The Atmospheric Tax and the Future of Latency
If you think microwave is the end of the road, you haven't been paying attention to the experiments with millimeter waves or laser communication. The problem with microwave is that it’s susceptible to weather. Rain, snow, and even heavy fog can degrade the signal or knock the network offline entirely. When the weather turns bad in northern Illinois, the "speed of light" crowd has to retreat back to the slower fiber optic cables. This creates a fascinating dynamic where the market's behavior actually changes based on the weather report. I’ve seen trading desks where the most important screen isn't the Bloomberg terminal, but the Doppler radar.
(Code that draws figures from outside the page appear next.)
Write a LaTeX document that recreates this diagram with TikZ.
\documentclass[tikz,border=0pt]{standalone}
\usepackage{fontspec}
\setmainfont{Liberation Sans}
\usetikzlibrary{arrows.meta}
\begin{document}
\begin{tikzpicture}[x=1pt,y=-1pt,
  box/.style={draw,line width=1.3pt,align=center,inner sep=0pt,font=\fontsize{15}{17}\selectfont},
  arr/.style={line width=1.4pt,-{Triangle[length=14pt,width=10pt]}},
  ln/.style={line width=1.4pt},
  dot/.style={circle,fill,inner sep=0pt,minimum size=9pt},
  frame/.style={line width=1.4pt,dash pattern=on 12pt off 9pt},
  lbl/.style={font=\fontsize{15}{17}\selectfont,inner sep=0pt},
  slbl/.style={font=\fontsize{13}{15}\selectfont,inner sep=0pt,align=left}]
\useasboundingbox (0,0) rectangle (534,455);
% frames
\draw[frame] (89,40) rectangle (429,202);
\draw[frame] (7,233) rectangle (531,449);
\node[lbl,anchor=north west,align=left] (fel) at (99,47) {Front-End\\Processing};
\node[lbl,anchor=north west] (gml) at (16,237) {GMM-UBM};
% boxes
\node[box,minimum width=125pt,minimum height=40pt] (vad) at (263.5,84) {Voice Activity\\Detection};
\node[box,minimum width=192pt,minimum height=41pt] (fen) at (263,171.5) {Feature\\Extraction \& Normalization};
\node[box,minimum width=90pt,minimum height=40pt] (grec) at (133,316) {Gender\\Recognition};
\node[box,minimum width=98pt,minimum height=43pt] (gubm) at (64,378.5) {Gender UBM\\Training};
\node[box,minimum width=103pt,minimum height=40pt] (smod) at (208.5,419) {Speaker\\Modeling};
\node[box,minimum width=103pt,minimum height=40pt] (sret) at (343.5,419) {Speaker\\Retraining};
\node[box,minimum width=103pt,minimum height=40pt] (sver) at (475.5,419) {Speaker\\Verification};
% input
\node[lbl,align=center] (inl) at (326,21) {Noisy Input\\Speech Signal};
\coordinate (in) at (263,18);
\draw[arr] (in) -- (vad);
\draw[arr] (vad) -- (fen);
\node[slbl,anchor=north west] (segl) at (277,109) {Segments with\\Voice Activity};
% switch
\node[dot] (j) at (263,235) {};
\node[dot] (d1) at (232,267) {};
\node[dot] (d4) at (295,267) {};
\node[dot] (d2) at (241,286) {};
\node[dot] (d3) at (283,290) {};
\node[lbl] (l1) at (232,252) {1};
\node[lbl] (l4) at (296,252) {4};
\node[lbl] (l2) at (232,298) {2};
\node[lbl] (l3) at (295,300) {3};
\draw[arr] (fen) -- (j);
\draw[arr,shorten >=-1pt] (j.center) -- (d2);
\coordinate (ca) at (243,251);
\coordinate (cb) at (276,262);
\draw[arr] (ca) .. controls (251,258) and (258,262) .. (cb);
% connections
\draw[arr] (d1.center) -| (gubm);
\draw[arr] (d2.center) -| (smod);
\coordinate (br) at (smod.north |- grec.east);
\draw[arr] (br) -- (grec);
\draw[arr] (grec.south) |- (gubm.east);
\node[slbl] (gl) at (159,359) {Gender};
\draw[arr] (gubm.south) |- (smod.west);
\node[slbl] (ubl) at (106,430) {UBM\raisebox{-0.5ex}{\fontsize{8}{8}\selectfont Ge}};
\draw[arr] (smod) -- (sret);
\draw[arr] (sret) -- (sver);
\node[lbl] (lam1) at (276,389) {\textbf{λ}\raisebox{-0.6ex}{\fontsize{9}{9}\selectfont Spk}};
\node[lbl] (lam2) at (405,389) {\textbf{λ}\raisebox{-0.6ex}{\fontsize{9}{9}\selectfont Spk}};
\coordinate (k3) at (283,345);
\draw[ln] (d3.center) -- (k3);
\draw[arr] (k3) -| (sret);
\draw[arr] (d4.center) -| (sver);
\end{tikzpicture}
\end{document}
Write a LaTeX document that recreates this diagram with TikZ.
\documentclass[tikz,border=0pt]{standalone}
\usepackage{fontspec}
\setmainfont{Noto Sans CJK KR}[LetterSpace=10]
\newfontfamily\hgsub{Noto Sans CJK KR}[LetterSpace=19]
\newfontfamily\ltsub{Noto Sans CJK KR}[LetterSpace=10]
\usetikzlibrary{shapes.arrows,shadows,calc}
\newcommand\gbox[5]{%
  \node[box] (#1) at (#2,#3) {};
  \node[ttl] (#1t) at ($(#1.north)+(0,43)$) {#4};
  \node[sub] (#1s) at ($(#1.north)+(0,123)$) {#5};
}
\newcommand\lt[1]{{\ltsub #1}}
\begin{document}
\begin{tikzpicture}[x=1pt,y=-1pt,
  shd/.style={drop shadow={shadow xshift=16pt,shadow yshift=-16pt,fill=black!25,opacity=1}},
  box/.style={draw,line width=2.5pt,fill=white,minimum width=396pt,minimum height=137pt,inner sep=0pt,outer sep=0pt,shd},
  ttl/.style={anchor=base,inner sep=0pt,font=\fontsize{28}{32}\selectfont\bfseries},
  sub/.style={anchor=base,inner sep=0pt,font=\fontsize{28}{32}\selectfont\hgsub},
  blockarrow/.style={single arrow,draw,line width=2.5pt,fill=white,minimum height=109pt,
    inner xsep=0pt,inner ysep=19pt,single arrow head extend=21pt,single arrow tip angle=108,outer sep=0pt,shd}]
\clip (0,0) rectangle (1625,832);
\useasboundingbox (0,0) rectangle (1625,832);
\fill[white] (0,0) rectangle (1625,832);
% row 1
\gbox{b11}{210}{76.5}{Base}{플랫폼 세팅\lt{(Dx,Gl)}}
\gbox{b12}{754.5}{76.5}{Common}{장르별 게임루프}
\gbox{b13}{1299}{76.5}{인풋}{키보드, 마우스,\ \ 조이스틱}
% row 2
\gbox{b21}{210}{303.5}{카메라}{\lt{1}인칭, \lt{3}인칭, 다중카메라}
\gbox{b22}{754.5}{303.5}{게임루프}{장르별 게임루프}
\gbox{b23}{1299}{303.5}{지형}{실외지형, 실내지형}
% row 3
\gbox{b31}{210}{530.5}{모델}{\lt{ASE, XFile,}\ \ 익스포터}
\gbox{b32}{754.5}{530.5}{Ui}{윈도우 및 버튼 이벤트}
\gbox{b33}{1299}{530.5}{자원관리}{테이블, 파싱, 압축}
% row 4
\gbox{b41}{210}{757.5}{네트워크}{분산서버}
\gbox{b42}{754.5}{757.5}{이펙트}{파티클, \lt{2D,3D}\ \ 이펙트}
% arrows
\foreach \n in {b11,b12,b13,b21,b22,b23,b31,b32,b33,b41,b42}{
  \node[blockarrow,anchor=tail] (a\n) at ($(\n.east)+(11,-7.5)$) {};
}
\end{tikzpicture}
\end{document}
This atmospheric dependency is the one thing the big firms haven't been able to fully solve. It introduces a variable that no amount of capital can eliminate. It’s the great equalizer. On a perfectly clear day, the firms with the best towers dominate. During a blizzard, the playing field levels out as everyone is forced onto the same terrestrial cables. It’s a literal "rain delay" for the fastest traders in the world. Some firms have tried to mitigate this by using different frequencies that penetrate moisture better, but there’s always a trade-off between reliability and bandwidth. The pursuit of the "perfect" path is an ongoing struggle against the elements themselves.
Why the Physical Edge Still Matters
We live in an era where we're told everything is moving to the cloud. We're told that physical location is becoming irrelevant. In finance, the opposite is true. The cloud is too slow. The cloud is for people who don't mind waiting a tenth of a second for a page to load. In the world of the CME, the "cloud" is a liability. The physical proximity to the exchange and the ownership of the towers that transmit the data are more important today than they were a decade ago. As the software becomes more commoditized and everyone uses similar machine learning techniques, the hardware becomes the only remaining differentiator.
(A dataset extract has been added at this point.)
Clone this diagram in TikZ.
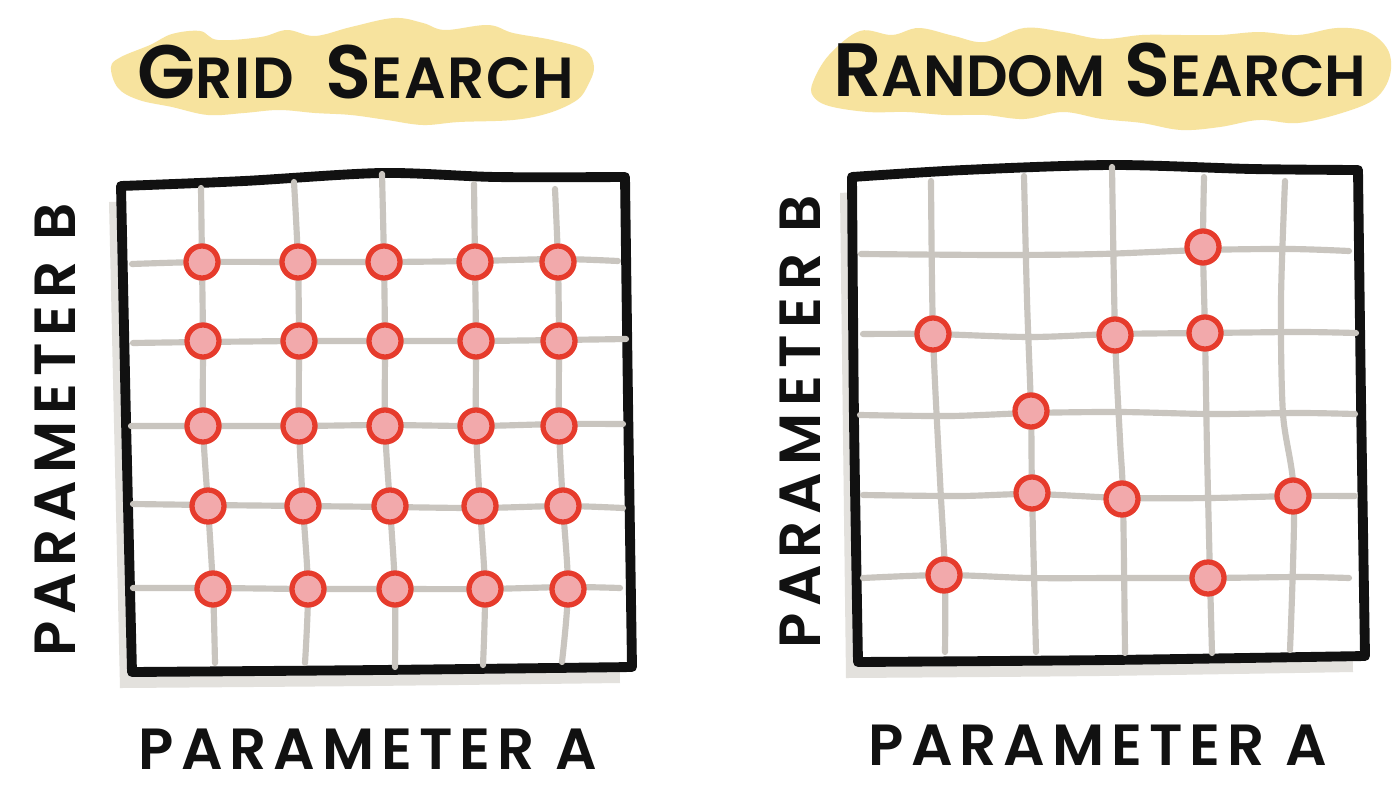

You see this in the way firms guard their tower locations like state secrets. They use shell companies to lease land. They build enclosures around their dishes so competitors can't see which way they're pointed. It’s a silent, invisible war being fought over our heads every single day. If you want to understand who really runs the markets, don't look at the offices in downtown Chicago. Look at the nondescript steel towers standing in the middle of a cornfield in Aurora. They aren't just antennas; they're the pillars of a global financial system that has outpaced human comprehension.
The common misconception is that the "advantage" is something you can download or learn in a classroom. It isn't. It’s something you build with concrete and steel. It’s something you defend with lawyers and lobbyists. It’s a cold, hard physical reality that dictates who wins and who loses in a world where time is measured in billionths of a second. The next time you hear someone talk about the "efficient market hypothesis," think about those towers. Think about the energy required to shave a few feet off a signal path. The market isn't efficient because of some magical invisible hand; it's efficient because a few firms spent billions of dollars to make sure they could see the future a fraction of a second before you do.
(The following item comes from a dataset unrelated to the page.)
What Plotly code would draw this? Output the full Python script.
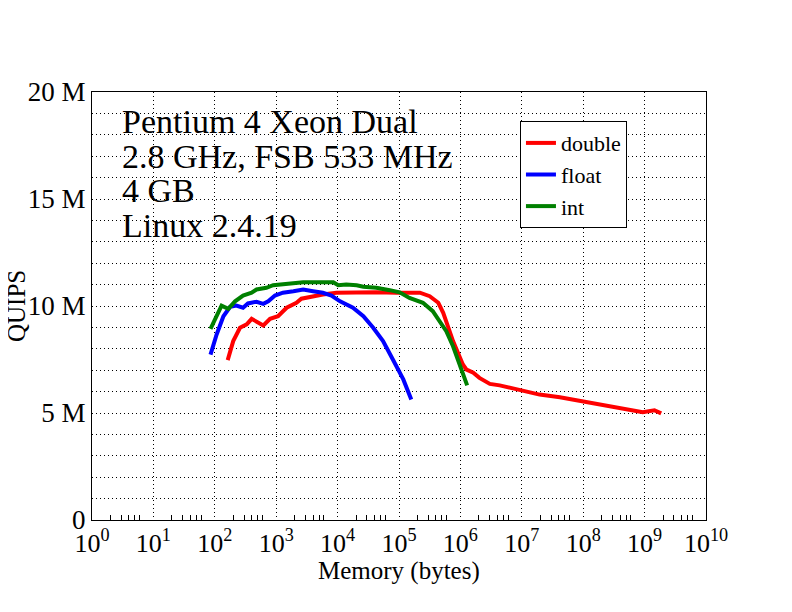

The pursuit of absolute zero latency has transformed the landscape of northern Illinois into a giant circuit board where the components are towers and the wires are beams of radiation. We've reached a point where the speed of the trade is no longer limited by human ingenuity, but by the fundamental constants of the universe. We're not just trading stocks and futures anymore; we're trading the very fabric of time and space. The firm that owns the straightest line wins, and everyone else is just paying for the privilege of being second.
The reality of high-frequency finance is that the most sophisticated digital system ever built by man is ultimately at the mercy of a well-placed piece of steel and a clear line of sight to the horizon.